- [Direction]:
Retype exactly the lines from the first one through the line with "1-521/607, (1100-97)/1123, (521-120)/607])", including both ends; skip any pictures.

==*==

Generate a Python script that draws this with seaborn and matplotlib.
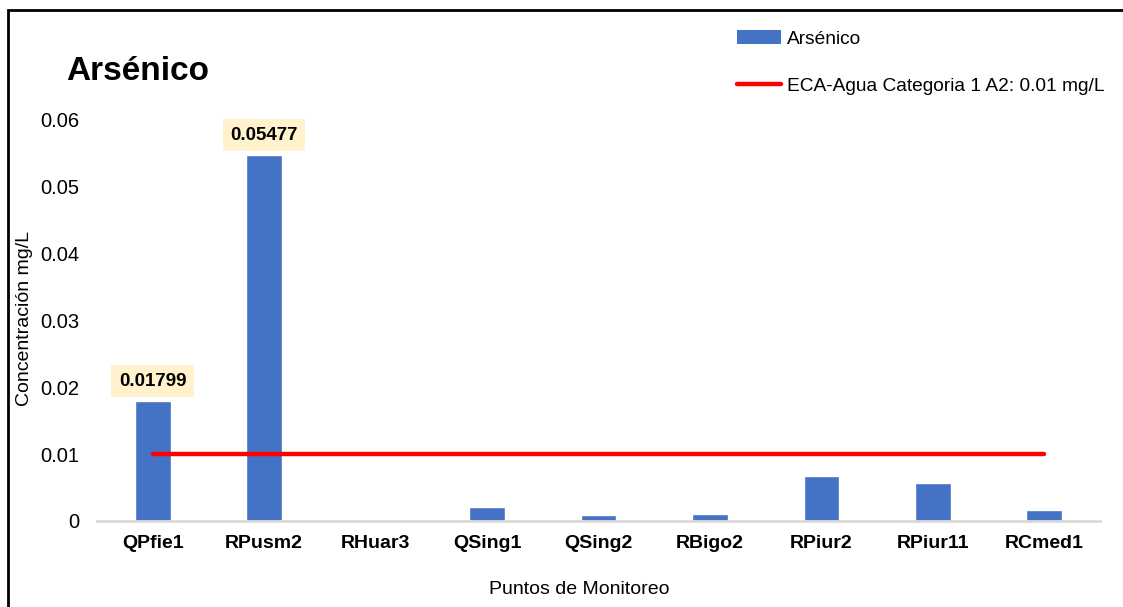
import numpy as np
import pandas as pd
import matplotlib
matplotlib.use("Agg")
import matplotlib.pyplot as plt
import seaborn as sns
from matplotlib.patches import Rectangle
from matplotlib.lines import Line2D
from matplotlib.patches import Patch

categories = ["QPfie1", "RPusm2", "RHuar3", "QSing1", "QSing2", "RBigo2", "RPiur2", "RPiur11", "RCmed1"]
arsenico = [0.01799, 0.05477, 0.0, 0.0021, 0.0009, 0.00105, 0.0068, 0.0057, 0.00165]
eca_limit = [0.01] * len(categories)
labeled = ["QPfie1", "RPusm2"]
y_ticks = [0, 0.01, 0.02, 0.03, 0.04, 0.05, 0.06]
y_tick_labels = ["0", "0.01", "0.02", "0.03", "0.04", "0.05", "0.06"]

sns.set_theme(style="white")
plt.rcParams['font.family'] = ['Liberation Sans', 'DejaVu Sans']
plt.rcParams['text.color'] = 'black'
plt.rcParams['xtick.color'] = 'black'
plt.rcParams['ytick.color'] = 'black'

fig = plt.figure(figsize=(11.23, 6.07), dpi=100)
ax = fig.add_axes([97/1123, 1-521/607, (1100-97)/1123, (521-120)/607])

df = pd.DataFrame({"Punto": categories, "Valor": arsenico})
sns.barplot(data=df, x="Punto", y="Valor", color="#4472C4", width=0.32, saturation=1, ax=ax)
ax.plot(np.arange(len(categories)), eca_limit, color="#FF0000", lw=3.2, solid_capstyle="round")

for i, (c, v) in enumerate(zip(categories, arsenico)):
    if c in labeled:
        ax.annotate(f"{v:.5f}", xy=(i, v), xytext=(0, 8), textcoords="offset points",
                    ha="center", va="bottom", fontsize=13.5, fontweight="bold", color="black",
                    bbox=dict(boxstyle="square,pad=0.4", fc="#FFF2CC", ec="none"))

ax.set_xlim(-0.5, len(categories) - 0.5)
ax.set_ylim(0, 0.06)
ax.set_yticks(y_ticks)
ax.set_yticklabels(y_tick_labels, fontsize=14.5)
ax.tick_params(axis="y", length=0, pad=13)
ax.tick_params(axis="x", length=0, pad=10)
for lab in ax.get_xticklabels():
    lab.set_fontweight("bold")
    lab.set_fontsize(14)
for s in ["top", "right", "left"]:
    ax.spines[s].set_visible(False)
ax.spines["bottom"].set_color("#D9D9D9")
ax.spines["bottom"].set_linewidth(2)

ax.set_xlabel("")
ax.set_ylabel("")
fig.text(579/1123, 1-590/607, "Puntos de Monitoreo", ha="center", va="center", fontsize=14)
fig.text(25/1123, 1-318/607, "Concentración mg/L", ha="center", va="center", fontsize=14, rotation=90)
fig.text(66/1123, 1-71/607, "Arsénico", ha="left", va="center", fontsize=24, fontweight="bold")

handles = [Patch(facecolor="#4472C4", edgecolor="none", label="Arsénico"),
           Line2D([0], [0], color="#FF0000", lw=3.2, label="ECA-Agua Categoria 1 A2: 0.01 mg/L")]
fig.legend(handles=handles, loc="upper left", bbox_to_anchor=(720/1123, 1-13/607), frameon=False,
           fontsize=13.8, handlelength=2.3, labelspacing=1.55, handletextpad=0.3)

fig.patches.append(Rectangle((8/1123, -0.1), 2, 1 - 10/607 + 0.1, transform=fig.transFigure,
                             fill=False, ec="black", lw=2, clip_on=False))

fig.savefig("out.png", dpi=100)
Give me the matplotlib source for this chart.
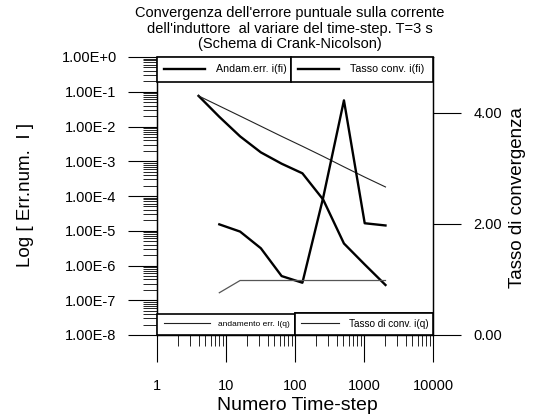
import numpy as np
import matplotlib
matplotlib.use('Agg')
import matplotlib.pyplot as plt
from matplotlib.ticker import LogLocator, FixedLocator, FuncFormatter, NullFormatter
from matplotlib.lines import Line2D

plt.rcParams['font.family'] = ['Liberation Sans', 'DejaVu Sans']

# numero di time-step
n_steps = [4, 8, 16, 32, 64, 128, 256, 512, 1024, 2048]
# errore puntuale (asse sinistro, log)
err_fi = [7.6e-2, 1.9e-2, 5.2e-3, 1.8e-3, 8.5e-4, 4.5e-4, 7.9e-5, 4.3e-6, 1.07e-6, 2.75e-7]
err_q = [7.6e-2, 3.9e-2, 2.0e-2, 1.02e-2, 5.2e-3, 2.7e-3, 1.38e-3, 6.9e-4, 3.5e-4, 1.82e-4]
# tasso di convergenza (asse destro), da n=8 in poi
rate_fi = [1.99, 1.86, 1.56, 1.06, 0.94, 2.47, 4.22, 2.01, 1.97]
rate_q = [0.76, 0.98, 0.98, 0.98, 0.98, 0.98, 0.98, 0.98, 0.98]

title_lines = ["Convergenza dell'errore puntuale sulla corrente",
               "dell'induttore  al variare del time-step. T=3 s",
               "(Schema di Crank-Nicolson)"]

W, H = 534, 420
fig = plt.figure(figsize=(W/100, H/100), dpi=100)
ax = fig.add_axes([157/W, 1-335/H, 276/W, 278/H])
ax2 = ax.twinx()

ax.plot(n_steps, err_fi, color='black', lw=1.7)
ax.plot(n_steps, err_q, color='#222222', lw=0.8)
ax2.plot(n_steps[1:], rate_fi, color='black', lw=1.7)
ax2.plot(n_steps[1:], rate_q, color='#555555', lw=0.9)

ax.set_xscale('log')
ax.set_yscale('log')
ax.set_xlim(1, 1e4)
ax.set_ylim(1e-8, 1)
ax2.set_ylim(0, 5)

ax.yaxis.set_major_locator(FixedLocator([10.0**k for k in range(-8, 1)]))
ax.yaxis.set_minor_locator(LogLocator(base=10, subs=np.arange(2, 10), numticks=30))
ax.yaxis.set_minor_formatter(NullFormatter())
ax.yaxis.set_major_formatter(FuncFormatter(lambda v, p: "1.00E%+d" % int(round(np.log10(v)))))
ax.xaxis.set_major_locator(FixedLocator([1, 10, 100, 1000, 10000]))
ax.xaxis.set_minor_locator(LogLocator(base=10, subs=np.arange(2, 10), numticks=30))
ax.xaxis.set_minor_formatter(NullFormatter())
ax.xaxis.set_major_formatter(FuncFormatter(lambda v, p: "%d" % v))
ax2.yaxis.set_major_locator(FixedLocator([0, 2, 4]))
ax2.yaxis.set_major_formatter(FuncFormatter(lambda v, p: "%.2f" % v))

ax.tick_params(axis='y', which='major', direction='out', length=21, width=0.8, pad=8, labelsize=10.5)
ax.tick_params(axis='y', which='minor', direction='out', length=10, width=0.6)
ax.tick_params(axis='x', which='major', direction='out', length=19.5, width=0.8, pad=12, labelsize=10.5)
ax.tick_params(axis='x', which='minor', direction='out', length=8, width=0.6)
ax2.tick_params(axis='y', direction='out', length=20, width=0.8, pad=9, labelsize=10.5)
for a in (ax, ax2):
    for s in a.spines.values():
        s.set_linewidth(0.9)

# legende a celle
def cell(axis, handle, label, x0, x1, y, fs, hl, loc, bp):
    leg = axis.legend([handle], [label], loc=loc, bbox_to_anchor=(x0, y, x1 - x0, 0),
                      mode='expand', borderaxespad=0, fontsize=fs, handlelength=hl,
                      handletextpad=1.0, borderpad=bp, fancybox=False, framealpha=1,
                      edgecolor='black')
    leg.get_frame().set_linewidth(1.2)
    axis.add_artist(leg)
    return leg

xa = lambda px: (px - 157) / 276
cell(ax2, Line2D([], [], color='k', lw=1.7), 'Andam.err. i(fi)', xa(157), xa(291), 1.0, 7.7, 3.8, 'upper left', 0.7)
cell(ax2, Line2D([], [], color='k', lw=1.7), 'Tasso conv. i(fi)', xa(291), xa(433), 1.0, 7.7, 3.8, 'upper left', 0.7)
cell(ax2, Line2D([], [], color='#222222', lw=0.8), 'andamento err. I(q)', xa(157), xa(295), 0.0, 6, 5.5, 'lower left', 0.8)
cell(ax2, Line2D([], [], color='#222222', lw=0.8), 'Tasso di conv. i(q)', xa(295), xa(433), 0.0, 7.2, 3.8, 'lower left', 0.62)

for i, t in enumerate(title_lines):
    fig.text(290/W, 1 - (13 + 15.5*i)/H, t, ha='center', va='center', fontsize=10.5)

fig.text(297/W, 1 - 405/H, 'Numero Time-step', ha='center', va='center', fontsize=14)
fig.text(25/W, 1 - 195/H, 'Log [ Err.num.  I ]', ha='center', va='center', rotation=90, fontsize=13.5)
fig.text(518/W, 1 - 198/H, 'Tasso di convergenza', ha='center', va='center', rotation=90, fontsize=13.5)

fig.savefig('out.png', dpi=100)
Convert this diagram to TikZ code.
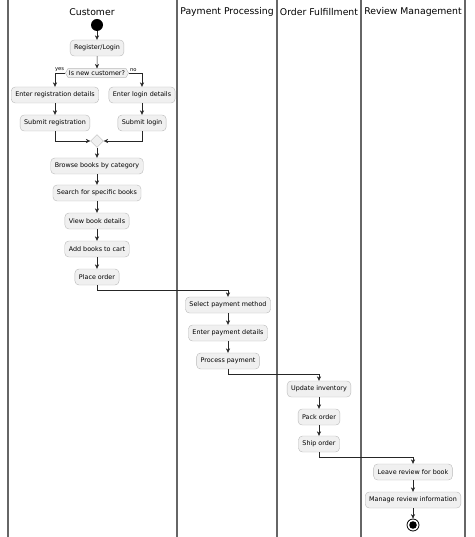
\documentclass[tikz,border=0pt]{standalone}
\usepackage{fontspec}
\setmainfont{DejaVu Sans}
\usetikzlibrary{arrows.meta,shapes.geometric,shapes.symbols}
\begin{document}
\begin{tikzpicture}[x=1pt,y=-1pt,
  act/.style={draw=gray!55,fill=gray!12,rounded corners=4pt,minimum height=16pt,
    inner xsep=4pt,inner ysep=1pt,font=\fontsize{6.4}{7.5}\selectfont},
  dec/.style={signal,signal to=west and east,signal pointer angle=120,draw=gray!55,
    fill=gray!12,inner xsep=1pt,inner ysep=2pt,font=\fontsize{6.4}{7.5}\selectfont},
  merge/.style={diamond,draw=gray!55,fill=gray!12,minimum size=13pt,inner sep=0pt},
  flow/.style={draw=black!85,line width=0.5pt,-{Stealth[length=4.5pt,width=4.2pt,inset=1.5pt]}},
  lane/.style={draw=black!60,line width=1.2pt},
  lanetitle/.style={font=\fontsize{9.3}{11}\selectfont},
  lbl/.style={font=\fontsize{5.2}{6}\selectfont,inner sep=1pt}]
  \useasboundingbox (0,0) rectangle (474,537);
  % Lanes
  \foreach \x in {8,177,277,361,465}
    \draw[lane] (\x,0) -- (\x,537);
  \node[lanetitle] (tcust) at (92,12) {Customer};
  \node[lanetitle] (tpay) at (227,12) {Payment Processing};
  \node[lanetitle] (tord) at (319,12) {Order Fulfillment};
  \node[lanetitle] (trev) at (413,12) {Review Management};
  % Customer
  \node[circle,fill=black,minimum size=12pt,inner sep=0pt] (start) at (97,25) {};
  \node[act] (login) at (97,48) {Register/Login};
  \node[dec] (isnew) at (97,73) {Is new customer?};
  \node[act] (entreg) at (55,95) {Enter registration details};
  \node[act] (entlog) at (142,95) {Enter login details};
  \node[act] (subreg) at (55,123) {Submit registration};
  \node[act] (sublog) at (142,123) {Submit login};
  \node[merge] (join) at (97,141) {};
  \node[act] (browse) at (97,166) {Browse books by category};
  \node[act] (search) at (97,193) {Search for specific books};
  \node[act] (view) at (97,221) {View book details};
  \node[act] (cart) at (97,249) {Add books to cart};
  \node[act] (place) at (97,277) {Place order};
  % Payment
  \node[act] (selpay) at (228,305) {Select payment method};
  \node[act] (entpay) at (228,333) {Enter payment details};
  \node[act] (propay) at (228,361) {Process payment};
  % Fulfillment
  \node[act] (inv) at (319,389) {Update inventory};
  \node[act] (pack) at (319,417) {Pack order};
  \node[act] (ship) at (319,444) {Ship order};
  % Review
  \node[act] (review) at (413,472) {Leave review for book};
  \node[act] (manage) at (413,500) {Manage review information};
  \node[circle,draw=black,line width=0.8pt,minimum size=12pt,inner sep=0pt] (stop) at (413,525) {};
  \fill (stop) circle (3.8pt);
  % Flow
  \draw[flow] (start) -- (login);
  \draw[flow] (login) -- (isnew);
  \draw[flow] (isnew.west) -| (entreg);
  \draw[flow] (isnew.east) -| (entlog);
  \node[lbl,above left] at (isnew.west) {yes};
  \node[lbl,above right] at (isnew.east) {no};
  \draw[flow] (entreg) -- (subreg);
  \draw[flow] (entlog) -- (sublog);
  \draw[flow] (subreg) |- (join);
  \draw[flow] (sublog) |- (join);
  \draw[flow] (join) -- (browse);
  \draw[flow] (browse) -- (search);
  \draw[flow] (search) -- (view);
  \draw[flow] (view) -- (cart);
  \draw[flow] (cart) -- (place);
  \draw[flow] (place.south) -- ++(0,5) -| (selpay);
  \draw[flow] (selpay) -- (entpay);
  \draw[flow] (entpay) -- (propay);
  \draw[flow] (propay.south) -- ++(0,5) -| (inv);
  \draw[flow] (inv) -- (pack);
  \draw[flow] (pack) -- (ship);
  \draw[flow] (ship.south) -- ++(0,5) -| (review);
  \draw[flow] (review) -- (manage);
  \draw[flow] (manage) -- (stop);
\end{tikzpicture}
\end{document}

==*==

- [Exercise output]:
Generate a Python script that draws this with seaborn and matplotlib.
import numpy as np
import pandas as pd
import matplotlib
matplotlib.use("Agg")
import matplotlib.pyplot as plt
import seaborn as sns
from matplotlib.patches import Rectangle
from matplotlib.lines import Line2D
from matplotlib.patches import Patch

categories = ["QPfie1", "RPusm2", "RHuar3", "QSing1", "QSing2", "RBigo2", "RPiur2", "RPiur11", "RCmed1"]
arsenico = [0.01799, 0.05477, 0.0, 0.0021, 0.0009, 0.00105, 0.0068, 0.0057, 0.00165]
eca_limit = [0.01] * len(categories)
labeled = ["QPfie1", "RPusm2"]
y_ticks = [0, 0.01, 0.02, 0.03, 0.04, 0.05, 0.06]
y_tick_labels = ["0", "0.01", "0.02", "0.03", "0.04", "0.05", "0.06"]

sns.set_theme(style="white")
plt.rcParams['font.family'] = ['Liberation Sans', 'DejaVu Sans']
plt.rcParams['text.color'] = 'black'
plt.rcParams['xtick.color'] = 'black'
plt.rcParams['ytick.color'] = 'black'

fig = plt.figure(figsize=(11.23, 6.07), dpi=100)
ax = fig.add_axes([97/1123, 1-521/607, (1100-97)/1123, (521-120)/607])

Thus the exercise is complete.